Bellara squeezes my hand. “Thank you.”
“It’s very warm up here,” I comment.
“I know. I like that, too.”
We listen to the distant bombers for the next half hour. I can hear both our stomachs rumbling, and wonder if it’s worth venturing out on the plains to hunt llamas tomorrow. Giado will object, because he’s been very cautious since we got word of his hometown. But we could use the meat.
“They say,” Bellara broke the silence, “that before the war we were used for entertainment.”
“We?” I ask, though I know what she means.
“Wizards. We’d put on shows for hundreds of thousands of people. Fire-Spitters shooting flames toward the moon. Changers dancing in the flickering light. They say Smiling Toms were given leave to create anything they could imagine.”
I snort. It seems like such a childish thought. These days Smiling Toms are forbidden from using their strength for anything but the war: stratagems, camouflage, misdirection.
“It’s important,” I say, repeating a bit of propaganda I heard once, “that we dismiss the childish fancies of our yesteryear, and fight for a better tomorrow.” I scowl even as I speak, the words sounding callous. On
e glance at Bellara’s face shows that she disagrees.
“What is more important?” she demands in a gentle voice. “Killing the enemy? Or creating wonder for children?”
“Winning the war,” I say automatically, as if the answer is obvious.
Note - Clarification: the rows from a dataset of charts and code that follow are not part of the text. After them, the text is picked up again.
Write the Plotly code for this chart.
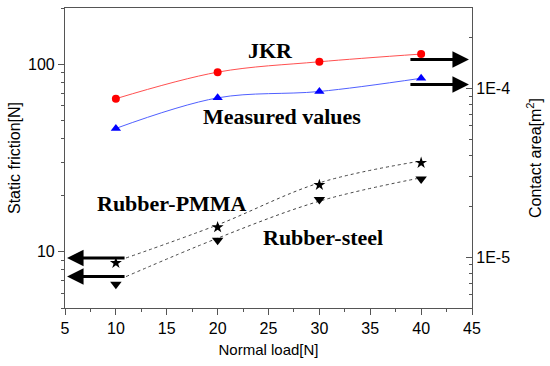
import math
import plotly.graph_objects as go

# ---- data ----
load = [10, 20, 30, 40]
jkr_area = [8.7e-5, 1.25e-4, 1.44e-4, 1.60e-4]          # right axis
measured_area = [5.8e-5, 8.8e-5, 9.6e-5, 1.15e-4]       # right axis
pmma_friction = [8.7, 13.5, 22.7, 29.8]                 # left axis
steel_friction = [6.7, 11.5, 19.0, 24.4]                # left axis

fit_load = [11, 20, 30, 40]
pmma_fit = [9.25, 13.9, 23.3, 30.5]
steel_fit = [7.36, 11.8, 18.6, 24.8]

x_ticks = [5, 10, 15, 20, 25, 30, 35, 40, 45]
left_ticks = [10, 100]
left_tick_text = ["10", "100"]
right_ticks = [1e-5, 1e-4]
right_tick_text = ["1E-5", "1E-4"]

SANS = "Liberation Sans, Arial, sans-serif"
SERIF = "Liberation Serif, Times New Roman, serif"
AX = "#555555"

ML, MR, MT, MB = 65, 78, 8, 58
W, H = 550, 366

fig = go.Figure()

# dotted fitted curves (left axis)
fig.add_trace(go.Scatter(x=fit_load, y=pmma_fit, mode="lines", line=dict(color="#444", width=1, dash="dot", shape="spline"), showlegend=False))
fig.add_trace(go.Scatter(x=fit_load, y=steel_fit, mode="lines", line=dict(color="#444", width=1, dash="dot", shape="spline"), showlegend=False))
fig.add_trace(go.Scatter(x=load, y=pmma_friction, mode="markers", marker=dict(symbol="star", size=9, color="black"), showlegend=False))
fig.add_trace(go.Scatter(x=load, y=steel_friction, mode="markers", marker=dict(symbol="triangle-down", size=10, color="black"), showlegend=False))

# contact area (right axis)
fig.add_trace(go.Scatter(x=load, y=jkr_area, mode="lines+markers", yaxis="y2",
                         line=dict(color="#ff5050", width=1, shape="spline"),
                         marker=dict(symbol="circle", size=8, color="red"), showlegend=False))
fig.add_trace(go.Scatter(x=load, y=measured_area, mode="lines+markers", yaxis="y2",
                         line=dict(color="#5060ff", width=1, shape="spline"),
                         marker=dict(symbol="triangle-up", size=9, color="blue"), showlegend=False))

minor_left = [m * 10 ** k for k in range(0, 3) for m in range(2, 10)]
minor_right = [m * 10 ** k for k in range(-6, -3) for m in range(2, 10)]

fig.update_layout(
    width=W, height=H,
    margin=dict(l=ML, r=MR, t=MT, b=MB),
    paper_bgcolor="white", plot_bgcolor="white",
    font=dict(family=SANS, size=16, color="black"),
    xaxis=dict(range=[5, 45], tickvals=x_ticks, ticks="outside", ticklen=6, tickcolor=AX,
               showline=True, linecolor=AX, linewidth=1.2, mirror=True, showgrid=False, zeroline=False,
               automargin=False,
               minor=dict(dtick=2.5, tick0=5, ticks="outside", ticklen=3, tickcolor=AX, showgrid=False),
               title=dict(text="Normal load[N]", font=dict(size=15), standoff=8)),
    yaxis=dict(type="log", range=[0.69897, 2.30103], tickvals=left_ticks, ticktext=left_tick_text,
               ticks="outside", ticklen=6, tickcolor=AX, showline=True, linecolor=AX, linewidth=1.2,
               showgrid=False, zeroline=False, automargin=False,
               minor=dict(tickvals=minor_left, ticks="outside", ticklen=3, tickcolor=AX, showgrid=False),
               title=dict(text="Static friction[N]", font=dict(size=16), standoff=3)),
    yaxis2=dict(type="log", range=[-5.30103, -3.52288], overlaying="y", side="right",
                tickvals=right_ticks, ticktext=right_tick_text,
                ticks="inside", ticklen=6, tickcolor=AX, showline=True, linecolor=AX, linewidth=1.2,
                showgrid=False, zeroline=False, automargin=False,
                minor=dict(tickvals=minor_right, ticks="inside", ticklen=3, tickcolor=AX, showgrid=False),
                title=dict(text="Contact area[m<sup>2</sup>]", font=dict(size=16), standoff=20)),
)

labels = [("JKR", 270, 50), ("Measured values", 282, 116), ("Rubber-PMMA", 172, 203), ("Rubber-steel", 323, 238)]
pw, ph = W - ML - MR, H - MT - MB
for text, px, py in labels:
    fig.add_annotation(text="<b>%s</b>" % text, x=(px - ML) / pw, y=(H - MB - py) / ph, xref="paper", yref="paper",
                       showarrow=False, font=dict(family=SERIF, size=22, color="black"),
                       xanchor="center", yanchor="middle")

# arrows
for yv in [pmma_fit[0], steel_fit[0]]:
    fig.add_annotation(x=5.2, y=math.log10(yv), ax=11, ay=math.log10(yv),
                       xref="x", yref="y", axref="x", ayref="y", text="", showarrow=True,
                       arrowhead=2, arrowsize=1.1, arrowwidth=3, arrowcolor="black")
for yv in [1.485e-4, 1.056e-4]:
    fig.add_annotation(x=44.7, y=math.log10(yv), ax=38.8, ay=math.log10(yv),
                       xref="x", yref="y2", axref="x", ayref="y2", text="", showarrow=True,
                       arrowhead=2, arrowsize=1.1, arrowwidth=3, arrowcolor="black")

fig.write_html("out.html", config={"displayModeBar": False},
               post_script="document.body.style.margin='0';document.body.style.overflow='hidden';")
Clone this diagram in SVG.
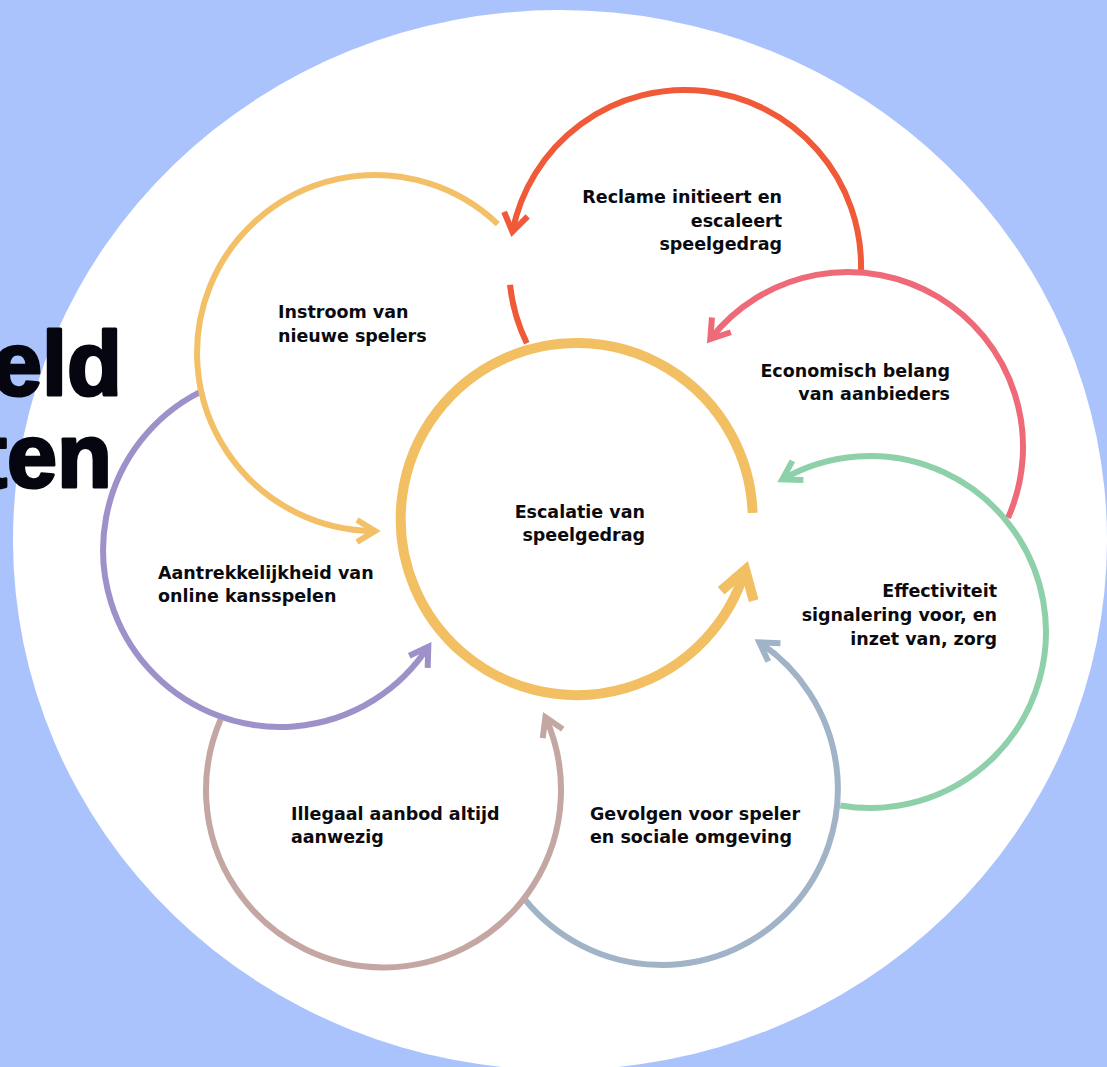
<svg xmlns="http://www.w3.org/2000/svg" width="1107" height="1067" viewBox="0 0 1107 1067">
  <style>
    .lbl { font-family: "DejaVu Sans", "Liberation Sans", sans-serif; font-weight: bold; font-size: 17.5px; fill: #0b0b0f; }
    .big { font-family: "Liberation Sans", Arial, sans-serif; font-weight: bold; font-size: 90px; fill: #05060f; stroke: #05060f; stroke-width: 3; stroke-linejoin: round; }
    .arc { fill: none; stroke-width: 6; stroke-linecap: butt; }
  </style>
  <defs>
    <marker id="ah-yellow-big" viewBox="-45 -30 60 60" markerUnits="userSpaceOnUse" markerWidth="60" markerHeight="60" refX="0" refY="0" orient="auto">
      <path d="M-27,-17 L0,0 L-27,17" fill="none" stroke="#F2BF63" stroke-width="10" stroke-linejoin="miter"/>
    </marker>
    <marker id="ah-yellow" viewBox="-30 -20 40 40" markerUnits="userSpaceOnUse" markerWidth="40" markerHeight="40" refX="0" refY="0" orient="auto">
      <path d="M-18,-11 L0,0 L-18,11" fill="none" stroke="#F3C068" stroke-width="6" stroke-linejoin="miter"/>
    </marker>
    <marker id="ah-red" viewBox="-30 -20 40 40" markerUnits="userSpaceOnUse" markerWidth="40" markerHeight="40" refX="0" refY="0" orient="auto">
      <path d="M-18,-12 L0,0 L-18,12" fill="none" stroke="#F05A38" stroke-width="6" stroke-linejoin="miter"/>
    </marker>
    <marker id="ah-pink" viewBox="-30 -20 40 40" markerUnits="userSpaceOnUse" markerWidth="40" markerHeight="40" refX="0" refY="0" orient="auto">
      <path d="M-18,-12 L0,0 L-18,12" fill="none" stroke="#EE6A78" stroke-width="6" stroke-linejoin="miter"/>
    </marker>
    <marker id="ah-green" viewBox="-30 -20 40 40" markerUnits="userSpaceOnUse" markerWidth="40" markerHeight="40" refX="0" refY="0" orient="auto">
      <path d="M-18,-11 L0,0 L-18,11" fill="none" stroke="#8DD0A9" stroke-width="6" stroke-linejoin="miter"/>
    </marker>
    <marker id="ah-grey" viewBox="-30 -20 40 40" markerUnits="userSpaceOnUse" markerWidth="40" markerHeight="40" refX="0" refY="0" orient="auto">
      <path d="M-18,-11 L0,0 L-18,11" fill="none" stroke="#A0B3C7" stroke-width="6" stroke-linejoin="miter"/>
    </marker>
    <marker id="ah-brown" viewBox="-30 -20 40 40" markerUnits="userSpaceOnUse" markerWidth="40" markerHeight="40" refX="0" refY="0" orient="auto">
      <path d="M-18,-11 L0,0 L-18,11" fill="none" stroke="#C4A7A3" stroke-width="6" stroke-linejoin="miter"/>
    </marker>
    <marker id="ah-purple" viewBox="-30 -20 40 40" markerUnits="userSpaceOnUse" markerWidth="40" markerHeight="40" refX="0" refY="0" orient="auto">
      <path d="M-18,-11 L0,0 L-18,11" fill="none" stroke="#9E90C8" stroke-width="6" stroke-linejoin="miter"/>
    </marker>
  </defs>

  <rect x="0" y="0" width="1107" height="1067" fill="#ABC3FD"/>
  <ellipse cx="560" cy="540" rx="547" ry="530" fill="#FFFFFF"/>

  <g id="title">
    <text class="big" x="122" y="395" text-anchor="end">eld</text>
    <text class="big" x="112" y="487" text-anchor="end">ten</text>
  </g>

  <g id="connectors">
    <path id="c-reclame" class="arc" stroke="#F05A38" d="M861,270 A176,176 0 0 0 512.4,231.8" marker-end="url(#ah-red)"/>
    <path id="c-reclame-tail" class="arc" stroke="#F05A38" d="M510,284.7 A176,176 0 0 0 526.8,343.2"/>
    <path id="c-economisch" class="arc" stroke="#EE6A78" d="M1008,517.9 A175,175 0 0 0 710.3,339" marker-end="url(#ah-pink)"/>
    <path id="c-effectiviteit" class="arc" stroke="#8DD0A9" d="M840.3,805.5 A176,176 0 1 0 782.3,479.4" marker-end="url(#ah-green)"/>
    <path id="c-gevolgen" class="arc" stroke="#A0B3C7" d="M525.2,899.8 A176,176 0 1 0 759.4,642.4" marker-end="url(#ah-grey)"/>
    <path id="c-illegaal" class="arc" stroke="#C4A7A3" d="M220.6,719.5 A177.5,177.5 0 1 0 545.4,717.2" marker-end="url(#ah-brown)"/>
    <path id="c-aantrekkelijkheid" class="arc" stroke="#9E90C8" d="M199.4,392.4 A177,177 0 1 0 428.3,646.7" marker-end="url(#ah-purple)"/>
    <path id="c-instroom" class="arc" stroke="#F3C068" d="M497.8,224.1 A178,178 0 1 0 375,531" marker-end="url(#ah-yellow)"/>
    <path id="c-escalatie" fill="none" stroke="#F2BF63" stroke-width="10" d="M752.6,512.9 A176,176 0 1 0 745.2,569.9" marker-end="url(#ah-yellow-big)"/>
  </g>

  <g id="node-escalatie">
    <text class="lbl" text-anchor="end"><tspan x="645" y="518">Escalatie van</tspan><tspan x="645" y="541">speelgedrag</tspan></text>
  </g>
  <g id="node-instroom">
    <text class="lbl"><tspan x="278" y="318">Instroom van</tspan><tspan x="278" y="342">nieuwe spelers</tspan></text>
  </g>
  <g id="node-reclame">
    <text class="lbl" text-anchor="end"><tspan x="782" y="203">Reclame initieert en</tspan><tspan x="782" y="227">escaleert</tspan><tspan x="782" y="250">speelgedrag</tspan></text>
  </g>
  <g id="node-economisch">
    <text class="lbl" text-anchor="end"><tspan x="950" y="377">Economisch belang</tspan><tspan x="950" y="400">van aanbieders</tspan></text>
  </g>
  <g id="node-effectiviteit">
    <text class="lbl" text-anchor="end"><tspan x="997" y="597">Effectiviteit</tspan><tspan x="997" y="621">signalering voor, en</tspan><tspan x="997" y="645">inzet van, zorg</tspan></text>
  </g>
  <g id="node-gevolgen">
    <text class="lbl"><tspan x="590" y="820">Gevolgen voor speler</tspan><tspan x="590" y="843">en sociale omgeving</tspan></text>
  </g>
  <g id="node-illegaal">
    <text class="lbl"><tspan x="291" y="820">Illegaal aanbod altijd</tspan><tspan x="291" y="843">aanwezig</tspan></text>
  </g>
  <g id="node-aantrekkelijkheid">
    <text class="lbl"><tspan x="158" y="579">Aantrekkelijkheid van</tspan><tspan x="158" y="602">online kansspelen</tspan></text>
  </g>
</svg>
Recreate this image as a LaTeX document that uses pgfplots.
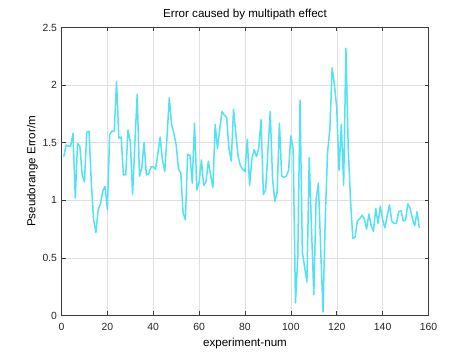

Bellara scoffs. “You’re right,” she admits. “But you’re also wrong.” She looks at her fingertips showing through the ends of frayed wool gloves. “I want to create something wondrous. I want to dazzle. I want to make people smile. I don’t want to just hide or distract.”
“Perhaps,” I say, wondering if she’s been considering the same offers of amnesty from the enemy, “that is the better tomorrow we fight for.”
“Then why am I forbidden from doing so now?”
“Because you have to save your strength.”
Bellara sighs. “If we allow ourselves no happiness, and we win the war tomorrow, then what have we fought for? We will be a bleak generation on a broken world, and we will never know joy again.”
The proclamation seems incredibly poetic from someone her age, though she’s only a couple years younger than me.
“Don’t you want to dance?” she asks.
“I don’t know how,” I respond. My mother used to dance when she made bread, but that was a long time ago.
“Is there anyone left to teach you?”
“I don’t know.”
Bellara spreads her hands, as if to indicate the futility of it all. “I would like to dance,” she says. “I would like to create light shows that make children and adults laugh. But no one ever taught me, so if this war ever ends I will be forced to teach myself, and then to convince everyone else that it is no longer taboo.” She speaks as if it’s a burden that has been placed upon her. Her face is set, stubborn.
I open my mouth to assure her that someday the war will end and she will find someone to teach her. It’s a happy lie, as these things go. But a change in the air stops me, and I tilt my head to listen. I shift, crawling out of the cave.
“Where are you going?” she asks.
I point at my ear. “Single engine, flying low.”